◆ **Task requirements**: Skip any picture you find and retype all the remaining lines exactly.

━━━━━━━━━━━━━━━━━━━━━━━━━━━━━━

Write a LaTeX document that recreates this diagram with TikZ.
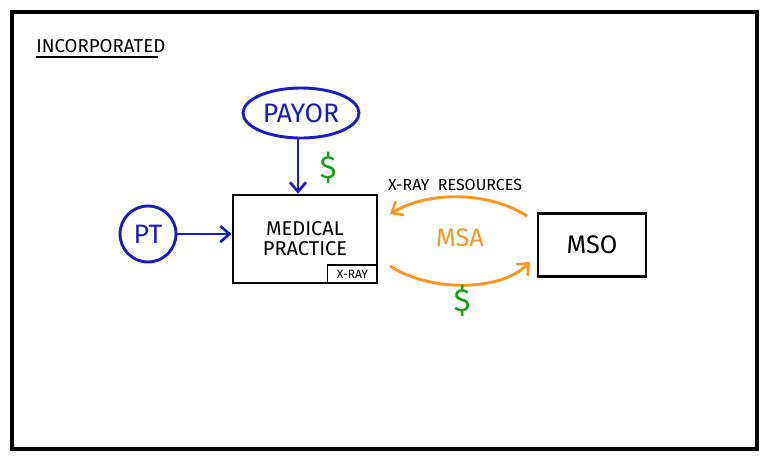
\documentclass[tikz,border=0pt]{standalone}
\usepackage{fontspec}
\setmainfont{Fira Sans}
\usetikzlibrary{arrows.meta,shapes.geometric}
\definecolor{pblue}{RGB}{28,28,196}
\definecolor{porange}{RGB}{247,152,32}
\definecolor{pgreen}{RGB}{24,160,24}
\tikzset{
  fs/.style={font=\fontsize{#1}{#1}\selectfont},
  bluel/.style={draw=pblue,line width=2.2pt},
  blackbox/.style={draw=black,line width=2pt},
  orarrow/.style={draw=porange,line width=2.2pt,-{Straight Barb[length=7pt,width=12pt,line width=2pt]}},
  blarrow/.style={draw=pblue,line width=2pt,-{Straight Barb[length=7pt,width=12pt,line width=2pt]}},
  dollar/.style={text=pgreen,fs=24pt}
}
\begin{document}
\begin{tikzpicture}[x=0.75pt,y=-0.75pt]
\useasboundingbox (0,0) rectangle (768,461);
\draw[line width=2.4pt] (12,12) rectangle (757,449);
% title
\node[fs=14pt,anchor=west,inner sep=0pt] (title) at (36,46) {INCORPORATED};
\draw[line width=1.3pt] (36,57) -- (158,57);
% payor
\node[bluel,ellipse,minimum width=87pt,minimum height=37.5pt,inner sep=0pt,text=pblue,fs=20pt] (payor) at (301,113) {PAYOR};
% medical practice
\node[blackbox,minimum width=108pt,minimum height=66pt,inner sep=0pt,align=center,fs=15pt] (mp) at (305,239) {MEDICAL\\PRACTICE};
\node[draw,line width=1.3pt,minimum width=37.5pt,minimum height=14pt,inner sep=0pt,fs=9pt,anchor=south east] (xray) at (mp.south east) {X-RAY};
% PT
\node[bluel,circle,minimum size=42pt,inner sep=0pt,text=pblue,fs=20pt] (pt) at (148,234) {PT};
\draw[blarrow] (pt.east) -- (mp.west |- pt.east);
% payor arrow
\draw[blarrow] (payor.south -| 298,0) -- (mp.north -| 298,0);
\node[dollar] (d1) at (328,168) {\$};
% MSO
\node[blackbox,minimum width=81pt,minimum height=47pt,inner sep=0pt,fs=19pt] (mso) at (592,245) {MSO};
% orange arcs
\coordinate (ta) at (527,216);
\coordinate (tb) at (390,214);
\coordinate (ba) at (390,266);
\coordinate (bb) at (530,262);
\draw[orarrow] (ta) .. controls (490,192) and (430,190) .. (tb);
\draw[orarrow] (ba) .. controls (430,292) and (500,292) .. (bb);
\node[text=porange,fs=19pt] (msa) at (460,238) {MSA};
\node[fs=12pt] (res) at (455,185) {X-RAY\ \ RESOURCES};
\node[dollar] (d2) at (462,301) {\$};
\end{tikzpicture}
\end{document}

━━━━━━━━━━━━━━━━━━━━━━━━━━━━━━

◆ **Finished task**:
Write a LaTeX document that recreates this diagram with TikZ.
\documentclass[tikz,border=0pt]{standalone}
\usepackage{fontspec}
\setmainfont{Fira Sans}
\usetikzlibrary{arrows.meta,shapes.geometric}
\definecolor{pblue}{RGB}{28,28,196}
\definecolor{porange}{RGB}{247,152,32}
\definecolor{pgreen}{RGB}{24,160,24}
\tikzset{
  fs/.style={font=\fontsize{#1}{#1}\selectfont},
  bluel/.style={draw=pblue,line width=2.2pt},
  blackbox/.style={draw=black,line width=2pt},
  orarrow/.style={draw=porange,line width=2.2pt,-{Straight Barb[length=7pt,width=12pt,line width=2pt]}},
  blarrow/.style={draw=pblue,line width=2pt,-{Straight Barb[length=7pt,width=12pt,line width=2pt]}},
  dollar/.style={text=pgreen,fs=24pt}
}
\begin{document}
\begin{tikzpicture}[x=0.75pt,y=-0.75pt]
\useasboundingbox (0,0) rectangle (768,461);
\draw[line width=2.4pt] (12,12) rectangle (757,449);
% title
\node[fs=14pt,anchor=west,inner sep=0pt] (title) at (36,46) {INCORPORATED};
\draw[line width=1.3pt] (36,57) -- (158,57);
% payor
\node[bluel,ellipse,minimum width=87pt,minimum height=37.5pt,inner sep=0pt,text=pblue,fs=20pt] (payor) at (301,113) {PAYOR};
% medical practice
\node[blackbox,minimum width=108pt,minimum height=66pt,inner sep=0pt,align=center,fs=15pt] (mp) at (305,239) {MEDICAL\\PRACTICE};
\node[draw,line width=1.3pt,minimum width=37.5pt,minimum height=14pt,inner sep=0pt,fs=9pt,anchor=south east] (xray) at (mp.south east) {X-RAY};
% PT
\node[bluel,circle,minimum size=42pt,inner sep=0pt,text=pblue,fs=20pt] (pt) at (148,234) {PT};
\draw[blarrow] (pt.east) -- (mp.west |- pt.east);
% payor arrow
\draw[blarrow] (payor.south -| 298,0) -- (mp.north -| 298,0);
\node[dollar] (d1) at (328,168) {\$};
% MSO
\node[blackbox,minimum width=81pt,minimum height=47pt,inner sep=0pt,fs=19pt] (mso) at (592,245) {MSO};
% orange arcs
\coordinate (ta) at (527,216);
\coordinate (tb) at (390,214);
\coordinate (ba) at (390,266);
\coordinate (bb) at (530,262);
\draw[orarrow] (ta) .. controls (490,192) and (430,190) .. (tb);
\draw[orarrow] (ba) .. controls (430,292) and (500,292) .. (bb);
\node[text=porange,fs=19pt] (msa) at (460,238) {MSA};
\node[fs=12pt] (res) at (455,185) {X-RAY\ \ RESOURCES};
\node[dollar] (d2) at (462,301) {\$};
\end{tikzpicture}
\end{document}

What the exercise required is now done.